在這樣的表態以及行政性的通知以外,政府和人大需要嘗試在立法方面做出調整,設計出來具有規范性的、普遍性的法律來處理越來越多的類似爭議,比如中央社會主義學院政治學教研室主任王占陽先生提議可以通過人大立法,明令禁止任何中國公民參與任何被劫掠文物的買賣,“使這些被劫掠文物在國際文物市場上徹底貶值”,我支持這一建議,認為還可以擴大為禁止任何國內的機構(公、私博物館、公司、基金會等法人團體)和個人從境內外拍賣行、古董行以及黑市購買涉嫌非法出境的文物,避免成為銷贓渠道,這也可以有效抑制黑市價格,打擊現在的文物走私活動。
更關鍵的步驟是,全國人大和中央政府應該考慮制訂一個國內法案來懲罰參與這類曖昧交易的人,例如美國有法案來制裁那些和伊朗做軍火生意的外國公司,類似的,中國可以在文物方面通過類似的法案,規定無論海外還是國內的拍賣公司、個人,如果拍賣、買賣、持有來源不明的中國文物,那中國政府就要對該公司、個人進行制裁,包括不允許在中國開設公司、經營資產、進行轉賬和展覽活動乃至凍結其在華資產、限制其高管、股東入境等措施。國內的特定機構可以在認為有疑點的情況下進行起訴或申請處罰,而該拍賣行、文物持有人如果不想成為被懲罰對象或認為處罰有錯誤,需要提出可信證據來證明自己擁有的文物的流傳途徑的合法性。
像這次佳士得拍賣之后國家文物局才發出通知,反倒引起國家權力機關報復一家公司的議論,這種事后進行行政處置的手段就沒有事前訂立法律的制裁來得光明正大。如果有這樣的法案,等于是關涉國際的問題部分地轉化成國內法管轄的領域,從而也避免了過多的談判過程,可以有效抑制黑市上的中國文物進入拍賣場、博覽會等公開交易場合,給那些試圖利用中國文物賺取巨大利潤的人以致命打擊。
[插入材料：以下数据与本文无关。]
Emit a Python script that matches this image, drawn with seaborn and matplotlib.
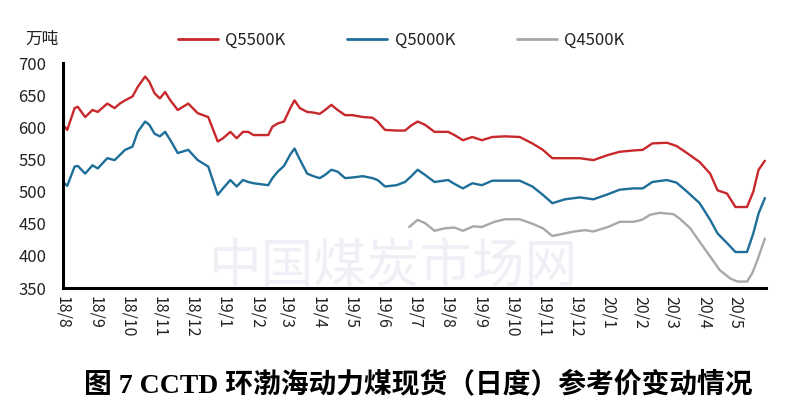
import pandas as pd
import matplotlib
matplotlib.use("Agg")
import matplotlib.pyplot as plt
import seaborn as sns
from matplotlib.lines import Line2D

# ---------------- data ----------------
month_labels = ["18/8", "18/9", "18/10", "18/11", "18/12", "19/1", "19/2", "19/3",
                "19/4", "19/5", "19/6", "19/7", "19/8", "19/9", "19/10", "19/11",
                "19/12", "20/1", "20/2", "20/3", "20/4", "20/5"]
month_starts = pd.date_range("2018-08-01", periods=len(month_labels), freq="MS")

main_dates = [
    "2018-08-01", "2018-08-05", "2018-08-12", "2018-08-15", "2018-08-22", "2018-08-29",
    "2018-09-03", "2018-09-12", "2018-09-19", "2018-09-24", "2018-09-29", "2018-10-06",
    "2018-10-11", "2018-10-18", "2018-10-22", "2018-10-27", "2018-11-01", "2018-11-06",
    "2018-11-11", "2018-11-18", "2018-11-28", "2018-12-07", "2018-12-17", "2018-12-26",
    "2018-12-31", "2019-01-07", "2019-01-13", "2019-01-19", "2019-01-24", "2019-01-29",
    "2019-02-12", "2019-02-16", "2019-02-21", "2019-02-27", "2019-03-05", "2019-03-09",
    "2019-03-14", "2019-03-21", "2019-03-27", "2019-04-02", "2019-04-07", "2019-04-13",
    "2019-04-19", "2019-04-26", "2019-05-03", "2019-05-13", "2019-05-22", "2019-05-27",
    "2019-06-03", "2019-06-14", "2019-06-22", "2019-06-28", "2019-07-04", "2019-07-11",
    "2019-07-20", "2019-08-02", "2019-08-08", "2019-08-16", "2019-08-25", "2019-09-03",
    "2019-09-13", "2019-09-25", "2019-10-09", "2019-10-21", "2019-10-31", "2019-11-09",
    "2019-11-21", "2019-12-05", "2019-12-18", "2020-01-01", "2020-01-12", "2020-01-25",
    "2020-02-03", "2020-02-12", "2020-02-26", "2020-03-06", "2020-03-16", "2020-03-28",
    "2020-04-07", "2020-04-14", "2020-04-23", "2020-05-01", "2020-05-12", "2020-05-18",
    "2020-05-23", "2020-05-29",
]
q5500 = [
    604, 596, 630, 632, 616, 627, 624, 637, 630, 637, 642, 648, 663, 679, 671, 653,
    645, 655, 642, 627, 637, 622, 616, 578, 583, 593, 583, 593, 593, 588, 588, 601,
    606, 609, 630, 642, 630, 624, 623, 621, 627, 635, 627, 619, 619, 616, 615, 609,
    596, 595, 595, 603, 609, 604, 593, 593, 588, 580, 585, 580, 585, 586, 585, 575,
    565, 552, 552, 552, 549, 557, 562, 564, 565, 575, 576, 571, 560, 546, 528, 502,
    497, 476, 476, 500, 534, 548,
]
q5000 = [
    515, 509, 539, 540, 528, 541, 536, 552, 549, 557, 565, 570, 593, 609, 604, 590,
    586, 593, 580, 560, 565, 549, 539, 495, 505, 518, 508, 518, 515, 513, 510, 521,
    531, 540, 558, 567, 550, 528, 524, 521, 526, 534, 531, 521, 522, 524, 521, 518,
    508, 510, 515, 524, 534, 526, 515, 518, 512, 505, 513, 510, 517, 517, 517, 508,
    495, 482, 488, 491, 488, 496, 503, 505, 505, 515, 518, 514, 500, 482, 456, 435,
    420, 406, 406, 435, 466, 490,
]
q4500_dates = [
    "2019-06-26", "2019-07-04", "2019-07-11", "2019-07-20", "2019-07-30", "2019-08-08",
    "2019-08-16", "2019-08-26", "2019-09-03", "2019-09-15", "2019-09-25", "2019-10-09",
    "2019-10-21", "2019-10-31", "2019-11-09", "2019-11-18", "2019-11-30", "2019-12-10",
    "2019-12-18", "2020-01-01", "2020-01-12", "2020-01-25", "2020-02-02", "2020-02-10",
    "2020-02-19", "2020-03-03", "2020-03-09", "2020-03-19", "2020-03-28", "2020-04-07",
    "2020-04-16", "2020-04-26", "2020-05-03", "2020-05-12", "2020-05-17", "2020-05-22",
    "2020-05-29",
]
q4500 = [
    445, 456, 451, 439, 443, 444, 439, 446, 445, 453, 457, 457, 450, 443, 431, 434,
    438, 440, 438, 445, 453, 453, 456, 464, 467, 465, 458, 443, 422, 399, 378, 365,
    360, 360, 373, 394, 427,
]
series_names = ["Q5500K", "Q5000K", "Q4500K"]
series_colors = ["#C8282C", "#1D6E98", "#A8A8A8"]
y_ticks = [350, 400, 450, 500, 550, 600, 650, 700]
unit_label = "万吨"
title_text = "图 7 CCTD 环渤海动力煤现货（日度）参考价变动情况"

# ---------------- frame ----------------
df = pd.concat([
    pd.DataFrame({"date": pd.to_datetime(main_dates), "price": q5500, "series": series_names[0]}),
    pd.DataFrame({"date": pd.to_datetime(main_dates), "price": q5000, "series": series_names[1]}),
    pd.DataFrame({"date": pd.to_datetime(q4500_dates), "price": q4500, "series": series_names[2]}),
], ignore_index=True)
palette = dict(zip(series_names, series_colors))

sns.set_theme(style="white")
plt.rcParams["font.family"] = ["Noto Sans CJK SC", "DejaVu Sans"]

fig = plt.figure(figsize=(7.88, 4.15), dpi=100)
fig.patch.set_facecolor("white")
ax = fig.add_axes([0.080, 0.306, 0.892, 0.542])
ax.set_facecolor("none")

# faint watermark (kept inside the plot area)
fig.text(0.50, 0.36, "中国煤炭市场网", fontsize=38, color="#EEF0F5",
         ha="center", va="center", zorder=0)

sns.lineplot(data=df, x="date", y="price", hue="series", palette=palette,
             hue_order=series_names, linewidth=1.7, ax=ax, legend=False,
             estimator=None, sort=True)

ax.set_xlim(pd.Timestamp("2018-08-01"), pd.Timestamp("2020-05-30"))
ax.set_ylim(350, 700)
ax.set_yticks(y_ticks)
ax.set_yticklabels([str(v) for v in y_ticks], fontsize=12, color="#222222")
ax.set_xticks(month_starts)
ax.set_xticklabels(month_labels, rotation=-90, fontsize=11.5, color="#222222",
                   ha="center", va="top")
ax.set_xlabel("")
ax.set_ylabel("")
ax.tick_params(axis="both", direction="in", length=6, width=2, color="black")
ax.tick_params(axis="y", pad=12)
ax.tick_params(axis="x", pad=6)
for side in ["top", "right"]:
    ax.spines[side].set_visible(False)
for side in ["left", "bottom"]:
    ax.spines[side].set_color("black")
    ax.spines[side].set_linewidth(2.2)
ax.grid(False)

# unit label
fig.text(0.032, 0.905, unit_label, fontsize=12, color="#222222", ha="left", va="center")

# legend
handles = [Line2D([0], [0], color=c, lw=2) for c in series_colors]
fig.legend(handles, series_names, loc="center", bbox_to_anchor=(0.509, 0.902),
           ncol=3, frameon=False, fontsize=12, handlelength=2.4, handletextpad=0.45,
           columnspacing=3.7, labelcolor="#222222")

# title
fig.text(0.531, 0.072, title_text, fontsize=20, fontweight="bold",
         family=["Liberation Serif", "Noto Sans CJK SC"], color="black",
         ha="center", va="center")

fig.savefig("out.png", dpi=100, facecolor="white")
在這次拍賣中,一些外國圍觀者就從自己的判斷出發聲援中國律師團。但這個法案無疑需要謹慎的探討,應該注意有效性和道義性——不僅為中國人認可,而且就規則的公平性、合理性來說也要爭取能為最大范圍內的人接受,需要遵循某種共通性的正義原則。在今天,主要包含人權內容的“全球正義”正在學術討論和形成之中,中國的專家、政府、社會組織才可以嘗試如何把這種文物爭議的文化議題納入這個正在討論中的、有待界定和談判的“全球正義”之中,用“矯正正義”或者其他可以互相理解、擴展的原則來保證自己應得的正義、權益。